(Entries with chart source code)
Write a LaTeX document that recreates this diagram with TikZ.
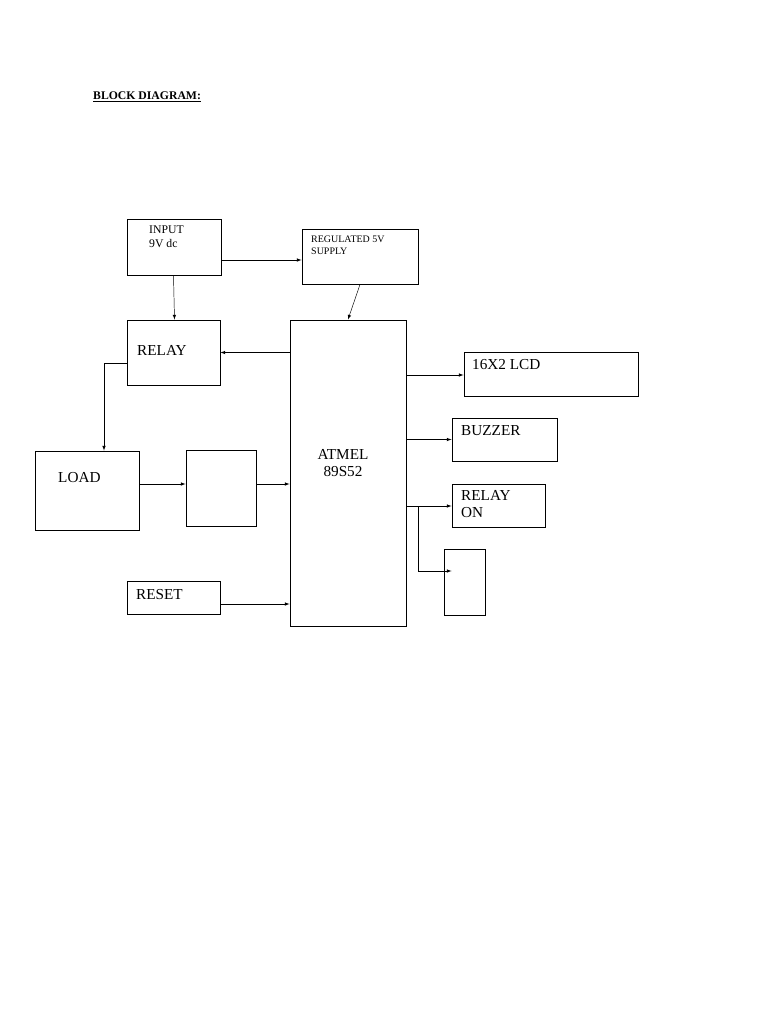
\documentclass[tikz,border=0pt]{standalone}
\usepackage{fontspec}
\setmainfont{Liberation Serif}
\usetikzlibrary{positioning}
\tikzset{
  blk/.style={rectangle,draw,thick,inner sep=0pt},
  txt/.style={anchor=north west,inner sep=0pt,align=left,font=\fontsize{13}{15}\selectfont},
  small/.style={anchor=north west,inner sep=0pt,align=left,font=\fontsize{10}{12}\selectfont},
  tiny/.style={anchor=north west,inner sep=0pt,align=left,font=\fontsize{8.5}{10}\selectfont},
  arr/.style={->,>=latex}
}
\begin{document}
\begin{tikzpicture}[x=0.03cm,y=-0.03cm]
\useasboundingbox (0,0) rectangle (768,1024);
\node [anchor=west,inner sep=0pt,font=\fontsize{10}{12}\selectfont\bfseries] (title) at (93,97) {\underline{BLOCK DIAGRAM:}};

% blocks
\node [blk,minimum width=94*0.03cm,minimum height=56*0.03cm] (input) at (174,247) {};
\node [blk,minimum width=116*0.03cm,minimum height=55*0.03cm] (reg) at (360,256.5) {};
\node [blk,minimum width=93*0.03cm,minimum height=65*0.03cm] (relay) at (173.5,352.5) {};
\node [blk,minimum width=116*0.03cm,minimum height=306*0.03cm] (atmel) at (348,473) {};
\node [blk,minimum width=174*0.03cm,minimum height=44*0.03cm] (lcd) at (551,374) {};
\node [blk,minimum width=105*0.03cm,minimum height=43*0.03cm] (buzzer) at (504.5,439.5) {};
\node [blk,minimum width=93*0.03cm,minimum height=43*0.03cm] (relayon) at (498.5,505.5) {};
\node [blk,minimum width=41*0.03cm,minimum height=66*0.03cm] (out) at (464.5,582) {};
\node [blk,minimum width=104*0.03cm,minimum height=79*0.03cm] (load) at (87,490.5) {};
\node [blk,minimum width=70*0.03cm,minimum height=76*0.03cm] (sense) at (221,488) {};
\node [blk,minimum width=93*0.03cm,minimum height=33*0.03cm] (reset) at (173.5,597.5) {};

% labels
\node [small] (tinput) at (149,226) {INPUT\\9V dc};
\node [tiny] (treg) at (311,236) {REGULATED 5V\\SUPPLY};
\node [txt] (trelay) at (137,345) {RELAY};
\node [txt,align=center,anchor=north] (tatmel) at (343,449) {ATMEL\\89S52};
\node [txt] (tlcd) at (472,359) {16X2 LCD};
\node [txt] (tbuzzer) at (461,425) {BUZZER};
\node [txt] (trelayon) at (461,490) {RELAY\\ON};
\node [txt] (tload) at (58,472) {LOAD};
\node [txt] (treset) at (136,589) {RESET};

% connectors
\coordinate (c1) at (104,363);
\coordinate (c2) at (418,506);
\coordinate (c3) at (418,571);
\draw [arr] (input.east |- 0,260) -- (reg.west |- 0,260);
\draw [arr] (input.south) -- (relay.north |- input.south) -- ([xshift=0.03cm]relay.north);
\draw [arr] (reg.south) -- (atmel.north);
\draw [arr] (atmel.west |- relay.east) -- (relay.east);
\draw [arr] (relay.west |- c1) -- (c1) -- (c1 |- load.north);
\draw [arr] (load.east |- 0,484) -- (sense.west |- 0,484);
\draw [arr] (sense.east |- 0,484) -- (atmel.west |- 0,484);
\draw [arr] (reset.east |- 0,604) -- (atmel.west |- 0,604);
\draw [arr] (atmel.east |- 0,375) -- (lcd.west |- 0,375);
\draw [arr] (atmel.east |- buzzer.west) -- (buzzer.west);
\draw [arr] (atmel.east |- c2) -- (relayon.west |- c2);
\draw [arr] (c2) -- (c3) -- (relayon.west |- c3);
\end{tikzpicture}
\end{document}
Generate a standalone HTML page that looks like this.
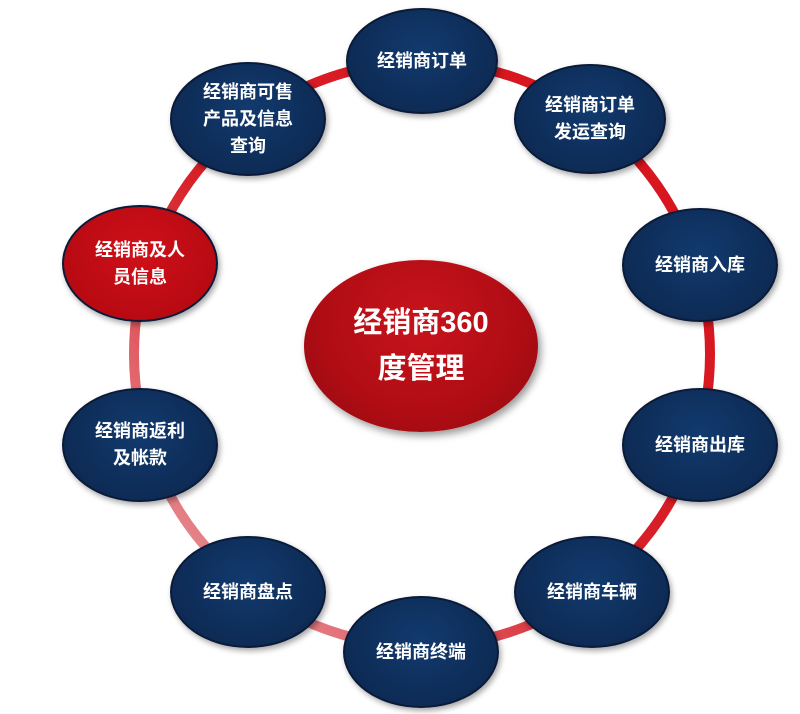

» **What you are asked to do**: Reproduce the entries above word for word. Pictures stay out.

» **Task output**:
Write a LaTeX document that recreates this diagram with TikZ.
\documentclass[tikz,border=0pt]{standalone}
\usepackage{fontspec}
\setmainfont{Liberation Serif}
\usetikzlibrary{positioning}
\tikzset{
  blk/.style={rectangle,draw,thick,inner sep=0pt},
  txt/.style={anchor=north west,inner sep=0pt,align=left,font=\fontsize{13}{15}\selectfont},
  small/.style={anchor=north west,inner sep=0pt,align=left,font=\fontsize{10}{12}\selectfont},
  tiny/.style={anchor=north west,inner sep=0pt,align=left,font=\fontsize{8.5}{10}\selectfont},
  arr/.style={->,>=latex}
}
\begin{document}
\begin{tikzpicture}[x=0.03cm,y=-0.03cm]
\useasboundingbox (0,0) rectangle (768,1024);
\node [anchor=west,inner sep=0pt,font=\fontsize{10}{12}\selectfont\bfseries] (title) at (93,97) {\underline{BLOCK DIAGRAM:}};

% blocks
\node [blk,minimum width=94*0.03cm,minimum height=56*0.03cm] (input) at (174,247) {};
\node [blk,minimum width=116*0.03cm,minimum height=55*0.03cm] (reg) at (360,256.5) {};
\node [blk,minimum width=93*0.03cm,minimum height=65*0.03cm] (relay) at (173.5,352.5) {};
\node [blk,minimum width=116*0.03cm,minimum height=306*0.03cm] (atmel) at (348,473) {};
\node [blk,minimum width=174*0.03cm,minimum height=44*0.03cm] (lcd) at (551,374) {};
\node [blk,minimum width=105*0.03cm,minimum height=43*0.03cm] (buzzer) at (504.5,439.5) {};
\node [blk,minimum width=93*0.03cm,minimum height=43*0.03cm] (relayon) at (498.5,505.5) {};
\node [blk,minimum width=41*0.03cm,minimum height=66*0.03cm] (out) at (464.5,582) {};
\node [blk,minimum width=104*0.03cm,minimum height=79*0.03cm] (load) at (87,490.5) {};
\node [blk,minimum width=70*0.03cm,minimum height=76*0.03cm] (sense) at (221,488) {};
\node [blk,minimum width=93*0.03cm,minimum height=33*0.03cm] (reset) at (173.5,597.5) {};

% labels
\node [small] (tinput) at (149,226) {INPUT\\9V dc};
\node [tiny] (treg) at (311,236) {REGULATED 5V\\SUPPLY};
\node [txt] (trelay) at (137,345) {RELAY};
\node [txt,align=center,anchor=north] (tatmel) at (343,449) {ATMEL\\89S52};
\node [txt] (tlcd) at (472,359) {16X2 LCD};
\node [txt] (tbuzzer) at (461,425) {BUZZER};
\node [txt] (trelayon) at (461,490) {RELAY\\ON};
\node [txt] (tload) at (58,472) {LOAD};
\node [txt] (treset) at (136,589) {RESET};

% connectors
\coordinate (c1) at (104,363);
\coordinate (c2) at (418,506);
\coordinate (c3) at (418,571);
\draw [arr] (input.east |- 0,260) -- (reg.west |- 0,260);
\draw [arr] (input.south) -- (relay.north |- input.south) -- ([xshift=0.03cm]relay.north);
\draw [arr] (reg.south) -- (atmel.north);
\draw [arr] (atmel.west |- relay.east) -- (relay.east);
\draw [arr] (relay.west |- c1) -- (c1) -- (c1 |- load.north);
\draw [arr] (load.east |- 0,484) -- (sense.west |- 0,484);
\draw [arr] (sense.east |- 0,484) -- (atmel.west |- 0,484);
\draw [arr] (reset.east |- 0,604) -- (atmel.west |- 0,604);
\draw [arr] (atmel.east |- 0,375) -- (lcd.west |- 0,375);
\draw [arr] (atmel.east |- buzzer.west) -- (buzzer.west);
\draw [arr] (atmel.east |- c2) -- (relayon.west |- c2);
\draw [arr] (c2) -- (c3) -- (relayon.west |- c3);
\end{tikzpicture}
\end{document}
Generate a standalone HTML page that looks like this.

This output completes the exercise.